Defendant USC demurs to the Complaint for uncertainty and failure to state sufficient facts due to the statute of limitations.
Defendant’s uncertainty argument is not well-taken; any uncertainty can be clarified in discovery. (See Khoury v. Maly's of California Inc. (1993) 14 Cal.App.4th 612, 616.)
(b) Statute of Limitations
USC argues Plaintiff’s claims are time-barred under either Code Civ. Proc. § 335.1 (two years) or Code Civ. Proc. § 340.15 (three years) because (1) Plaintiff’s claims accrued on November 14, 2014, when she was allegedly battered and (2) the Complaint was filed on November 7, 2019.
Plaintiff argues newly enacted Code Civ. Proc. § 340.16 provides for a ten-year statute of limitations.
USC argues Code Civ. Proc. § 340.16 does not revive claims that have already expired.
(See Krupnick v. Duke Energy Morro Bay LLC (2004) 115 Cal.App.4th 1026, 1027-1030 [“If the statute of limitations had already run before the amendment enlarging the time to sue became effective, the new statute of limitations does not retroactively extend the time to sue (reviving the claim) unless the Legislature provides otherwise . . . .”].)
Plaintiff argues this is false because Code Civ. Proc. § 340.16(c)(1) provides, “This section applies to any action described in subdivision (a) that is commenced on or after January 1, 2019.”
The Court respectfully disagrees with Plaintiff. There is no language providing for revival; Code Civ. Proc. § 340.16(c)(1) simply provides for prospective application.
But, even assuming the statute is ambiguous, canons of construction and legislative history indicate there is no revival.

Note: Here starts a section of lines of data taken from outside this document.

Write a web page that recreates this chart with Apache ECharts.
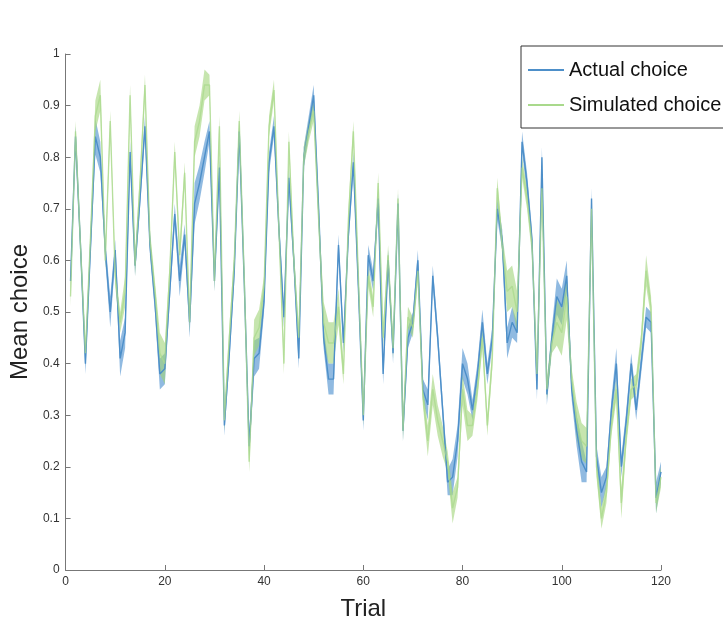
<!DOCTYPE html>
<html>
<head>
<meta charset="utf-8">
<script src="https://cdn.jsdelivr.net/npm/echarts@6/dist/echarts.min.js"></script>
<style>
  html, body { margin: 0; padding: 0; background: #fff; }
  #chart { width: 723px; height: 637px; }
</style>
</head>
<body>
<div id="chart"></div>
<script>
// trials 1..120
const trials = Array.from({ length: 120 }, (_, i) => i + 1)

const actual = [
  0.56, 0.84, 0.63, 0.40, 0.62, 0.84, 0.80, 0.62, 0.50, 0.62,
  0.41, 0.46, 0.81, 0.59, 0.72, 0.86, 0.63, 0.52, 0.38, 0.39,
  0.54, 0.69, 0.56, 0.65, 0.48, 0.71, 0.75, 0.80, 0.85, 0.56,
  0.78, 0.28, 0.42, 0.58, 0.85, 0.56, 0.24, 0.41, 0.42, 0.52,
  0.79, 0.86, 0.66, 0.49, 0.76, 0.60, 0.41, 0.80, 0.86, 0.92,
  0.70, 0.45, 0.37, 0.37, 0.63, 0.44, 0.65, 0.79, 0.55, 0.29,
  0.61, 0.56, 0.72, 0.38, 0.60, 0.42, 0.71, 0.27, 0.45, 0.48,
  0.60, 0.35, 0.32, 0.57, 0.45, 0.31, 0.17, 0.18, 0.25, 0.40,
  0.37, 0.31, 0.38, 0.48, 0.38, 0.45, 0.70, 0.64, 0.44, 0.48,
  0.46, 0.83, 0.75, 0.64, 0.35, 0.80, 0.34, 0.45, 0.53, 0.51,
  0.57, 0.35, 0.27, 0.21, 0.19, 0.72, 0.22, 0.15, 0.18, 0.31,
  0.40, 0.20, 0.29, 0.40, 0.31, 0.40, 0.49, 0.48, 0.14, 0.19
]
const actualErr = [
  0.02, 0.02, 0.02, 0.02, 0.02, 0.035, 0.03, 0.02, 0.03, 0.02,
  0.035, 0.03, 0.02, 0.02, 0.02, 0.02, 0.02, 0.02, 0.03, 0.03,
  0.02, 0.02, 0.03, 0.02, 0.03, 0.04, 0.035, 0.03, 0.02, 0.02,
  0.02, 0.02, 0.02, 0.02, 0.02, 0.02, 0.02, 0.035, 0.03, 0.02,
  0.02, 0.02, 0.02, 0.02, 0.02, 0.02, 0.02, 0.02, 0.02, 0.02,
  0.02, 0.02, 0.03, 0.03, 0.02, 0.02, 0.02, 0.02, 0.02, 0.02,
  0.02, 0.02, 0.02, 0.02, 0.02, 0.02, 0.02, 0.02, 0.02, 0.02,
  0.02, 0.02, 0.03, 0.02, 0.02, 0.02, 0.025, 0.035, 0.03, 0.03,
  0.03, 0.02, 0.02, 0.025, 0.02, 0.02, 0.02, 0.02, 0.03, 0.03,
  0.02, 0.02, 0.02, 0.02, 0.02, 0.02, 0.02, 0.02, 0.035, 0.035,
  0.03, 0.02, 0.03, 0.04, 0.02, 0.02, 0.02, 0.03, 0.02, 0.02,
  0.03, 0.02, 0.02, 0.02, 0.02, 0.02, 0.02, 0.02, 0.03, 0.02
]

const simulated = [
  0.53, 0.85, 0.63, 0.42, 0.64, 0.88, 0.92, 0.60, 0.87, 0.57,
  0.48, 0.54, 0.92, 0.59, 0.75, 0.94, 0.64, 0.54, 0.42, 0.40,
  0.58, 0.81, 0.61, 0.77, 0.48, 0.83, 0.87, 0.94, 0.94, 0.56,
  0.86, 0.29, 0.45, 0.60, 0.87, 0.57, 0.21, 0.45, 0.47, 0.55,
  0.86, 0.93, 0.66, 0.40, 0.83, 0.60, 0.45, 0.80, 0.85, 0.89,
  0.68, 0.48, 0.44, 0.44, 0.51, 0.38, 0.68, 0.85, 0.57, 0.30,
  0.57, 0.51, 0.75, 0.45, 0.61, 0.43, 0.72, 0.27, 0.49, 0.47,
  0.58, 0.34, 0.25, 0.35, 0.29, 0.25, 0.21, 0.12, 0.16, 0.35,
  0.28, 0.28, 0.35, 0.45, 0.28, 0.41, 0.74, 0.63, 0.54, 0.55,
  0.50, 0.78, 0.72, 0.63, 0.38, 0.74, 0.35, 0.44, 0.48, 0.46,
  0.53, 0.37, 0.29, 0.25, 0.24, 0.70, 0.20, 0.10, 0.15, 0.28,
  0.35, 0.13, 0.26, 0.35, 0.36, 0.44, 0.58, 0.51, 0.13, 0.18
]
const simulatedErr = [
  0.02, 0.02, 0.02, 0.02, 0.02, 0.03, 0.03, 0.02, 0.02, 0.02,
  0.02, 0.03, 0.02, 0.02, 0.02, 0.02, 0.02, 0.02, 0.04, 0.04,
  0.02, 0.02, 0.02, 0.02, 0.02, 0.03, 0.03, 0.03, 0.02, 0.02,
  0.02, 0.02, 0.02, 0.02, 0.02, 0.02, 0.02, 0.035, 0.035, 0.02,
  0.02, 0.02, 0.02, 0.02, 0.02, 0.02, 0.02, 0.02, 0.02, 0.02,
  0.02, 0.04, 0.04, 0.04, 0.035, 0.02, 0.02, 0.02, 0.02, 0.02,
  0.02, 0.02, 0.02, 0.02, 0.02, 0.02, 0.02, 0.02, 0.02, 0.02,
  0.02, 0.02, 0.03, 0.03, 0.03, 0.03, 0.02, 0.03, 0.02, 0.03,
  0.03, 0.02, 0.02, 0.02, 0.02, 0.02, 0.02, 0.02, 0.04, 0.04,
  0.04, 0.02, 0.02, 0.02, 0.02, 0.02, 0.02, 0.02, 0.045, 0.045,
  0.045, 0.02, 0.035, 0.035, 0.035, 0.02, 0.02, 0.02, 0.02, 0.02,
  0.02, 0.03, 0.02, 0.02, 0.02, 0.02, 0.03, 0.02, 0.02, 0.02
]

const xTicks = [0, 20, 40, 60, 80, 100, 120]

const font = '"Liberation Sans", Arial, Helvetica, sans-serif'
const blue = '#4d8fc9'
const green = '#a9d98c'

function pairs(vals) {
  return trials.map((t, i) => [t, vals[i]])
}

// shaded band: one polygon through (t, mean+err) forward and (t, mean-err) back
function band(id, mean, err, color) {
  const rows = trials.map((t, i) => [t, +(mean[i] - err[i]).toFixed(4), +(mean[i] + err[i]).toFixed(4)])
  return {
    name: id + '-band',
    type: 'custom',
    silent: true,
    data: rows,
    encode: { x: 0, y: [1, 2] },
    renderItem(params, api) {
      if (params.dataIndex !== 0) return null
      const top = rows.map(r => api.coord([r[0], r[2]]))
      const bottom = rows.map(r => api.coord([r[0], r[1]])).reverse()
      return {
        type: 'polygon',
        shape: { points: top.concat(bottom) },
        style: { fill: color }
      }
    }
  }
}

const chart = echarts.init(document.getElementById('chart'))
chart.setOption({
  animation: false,
  backgroundColor: '#fff',
  textStyle: { fontFamily: font },
  grid: { left: 61, right: 62, top: 54, bottom: 67 },
  legend: {
    data: ['Actual choice', 'Simulated choice'],
    orient: 'vertical',
    left: 521,
    top: 46,
    padding: [14, 8, 13, 7],
    itemGap: 15,
    itemWidth: 36,
    itemHeight: 2,
    icon: 'rect',
    backgroundColor: '#fff',
    borderColor: '#333',
    borderWidth: 1,
    borderRadius: 0,
    textStyle: { fontSize: 20, color: '#111', fontFamily: font }
  },
  xAxis: {
    type: 'value',
    min: xTicks[0],
    max: xTicks[xTicks.length - 1],
    interval: 20,
    name: 'Trial',
    nameLocation: 'middle',
    nameGap: 27,
    nameTextStyle: { fontSize: 24, color: '#222' },
    axisLine: { lineStyle: { color: '#777' } },
    axisTick: { inside: true, length: 5, lineStyle: { color: '#777' } },
    axisLabel: { fontSize: 12, color: '#333', margin: 6 },
    splitLine: { show: false }
  },
  yAxis: {
    type: 'value',
    min: 0,
    max: 1,
    interval: 0.1,
    name: 'Mean choice',
    nameLocation: 'middle',
    nameGap: 27,
    nameTextStyle: { fontSize: 24, color: '#222' },
    axisLine: { show: true, lineStyle: { color: '#777' } },
    axisTick: { show: true, inside: true, length: 5, lineStyle: { color: '#777' } },
    axisLabel: { fontSize: 12, color: '#333', margin: 6 },
    splitLine: { show: false }
  },
  series: [
    band('actual', actual, actualErr, 'rgba(70,140,205,0.6)'),
    band('simulated', simulated, simulatedErr, 'rgba(160,212,120,0.6)'),
    {
      name: 'Actual choice',
      type: 'line',
      data: pairs(actual),
      symbol: 'none',
      color: blue,
      lineStyle: { width: 1.4, color: blue }
    },
    {
      name: 'Simulated choice',
      type: 'line',
      data: pairs(simulated),
      symbol: 'none',
      color: green,
      lineStyle: { width: 1.4, color: green, opacity: 0.75 }
    }
  ]
})
</script>
</body>
</html>
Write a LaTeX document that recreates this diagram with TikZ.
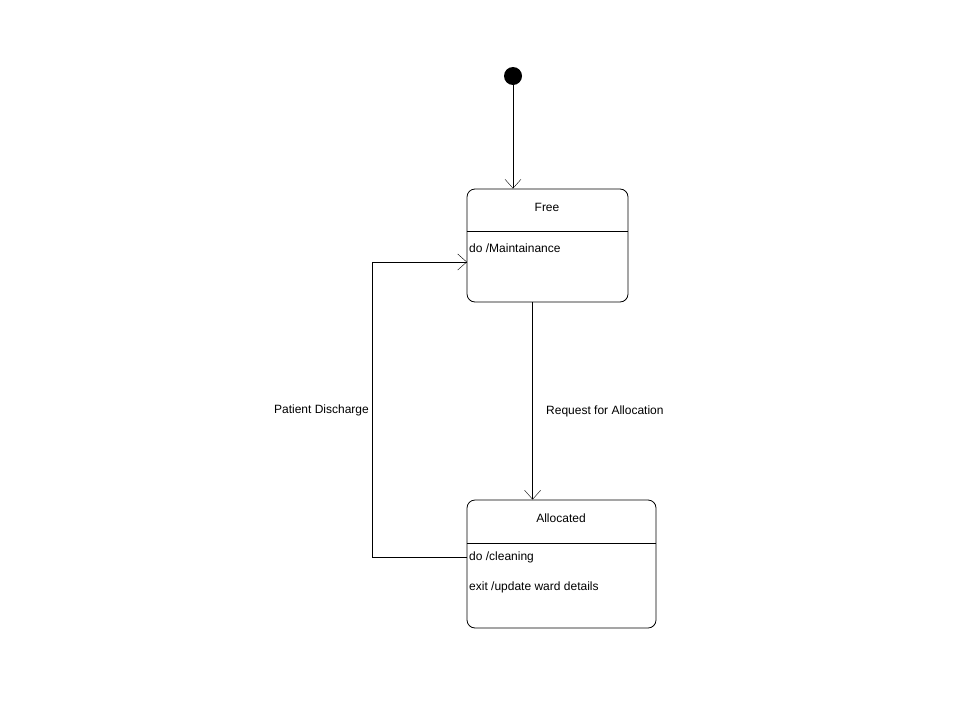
\documentclass[tikz,border=0pt]{standalone}
\usepackage{fontspec}
\setmainfont{Liberation Sans}
\usetikzlibrary{arrows.meta,calc}
\begin{document}
\begin{tikzpicture}[x=1pt,y=-1pt,
  state/.style={draw,thick,rounded corners=8pt,inner sep=0pt},
  lbl/.style={font=\fontsize{12}{14}\selectfont,inner sep=1pt},
  arr/.style={-{Straight Barb[length=9pt,width=16pt]},thin}]
\useasboundingbox (0,0) rectangle (960,720);
\fill[black] (513,76) circle (9);
\node[circle,minimum size=18pt,inner sep=0pt] (dot) at (513,76) {};
\node[state,minimum width=161pt,minimum height=113pt] (free) at (547.5,245.5) {};
\node[state,minimum width=189pt,minimum height=128pt] (alloc) at (561.5,564) {};
\draw[thick] (free.west |- 0,231) -- (free.east |- 0,231);
\draw[thick] (alloc.west |- 0,543) -- (alloc.east |- 0,543);
\node[lbl] (ft) at (547,207) {Free};
\node[lbl,anchor=west] (fd) at (468,248) {do /Maintainance};
\node[lbl] (at) at (561,518) {Allocated};
\node[lbl,anchor=west] (ad1) at (468,557) {do /cleaning};
\node[lbl,anchor=west] (ad2) at (468,587) {exit /update ward details};
\draw[arr] (dot) -- (dot |- free.north);
\coordinate (rs) at ($(free.south west)+(66,0)$);
\draw[arr] (rs) -- (rs |- alloc.north);
\node[lbl,anchor=west] (rl) at (545,411) {Request for Allocation};
\coordinate (p1) at (467,557);
\coordinate (p2) at (372,557);
\coordinate (p3) at (372,262);
\coordinate (p4) at (467,262);
\draw[arr] (p1) -- (p2) -- (p3) -- (p4);
\node[lbl,anchor=east] (pl) at (370,410) {Patient Discharge};
\end{tikzpicture}
\end{document}
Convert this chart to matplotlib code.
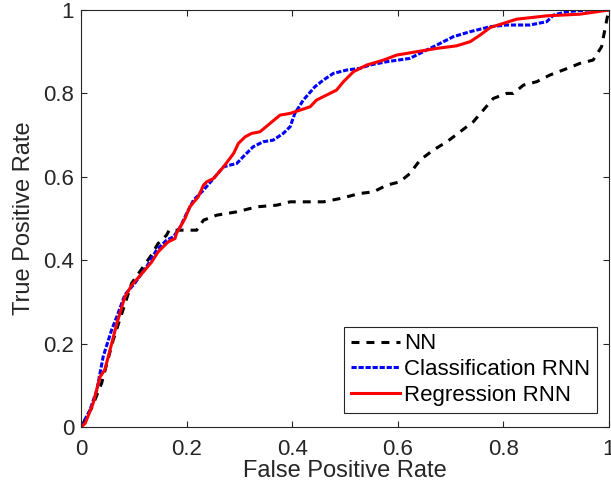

For one thing, the statute contemplates revival for some claims against student physicians (Code Civ. Proc. § 340.16(c)(2)), but does not do so for other claims. That is, had the legislature intended for all sexual battery claims to be revived, it would have included this language.
Plaintiff points to legislative history indicating an intent to revive claims. (USC’s Request for Judicial Notice (“RJN”), Exhibit B.) However, this is an early senate committee report. It was later indicated that the revival provision should be stricken due to cost concerns. (RJN, Exhibit C [“Author Amendments: Strike retroactivity provision.”].) Further, an early draft of the statute included a revival provision which was subsequently stricken. (Cf. RJN, Exhibit E with Exhibit F.)
Because Code Civ. Proc. § 340.16 does not apply to lapsed claims, it does not apply to Plaintiff’s claims here.
Plaintiff also argues equitable tolling applies because she made a complaint to USC and “USC delayed until 2018 before finishing the investigation. . . . Plaintiff filed the suit in 2019, less than two years after the final results of the investigation were provided.”
However, the Complaint seems to indicate that Plaintiff actually pursued a remedy with USC only between September 2016 and April 2018. (Compl. ¶¶ 23, 26.) This is only 20 months when Plaintiff needs approximately 24 months of tolling to the extent her claims were time-barred (at the latest) by November 14, 2017, but the Complaint was filed on November 7, 2019.
Because Plaintiff’s causes of action are time-barred under Code Civ. Proc. §§ 340.15 335.1, the Demurrer is sustained. Leave to amend is to be argued.
 The RJN is granted.
 The Complaint states Plaintiff met with a USC representative in January 2015 but was told there was nothing USC could do. (Compl. ¶ 19.) Plaintiff reinitiated her pursuits with USC in September 2016. (Compl. ¶ 23.)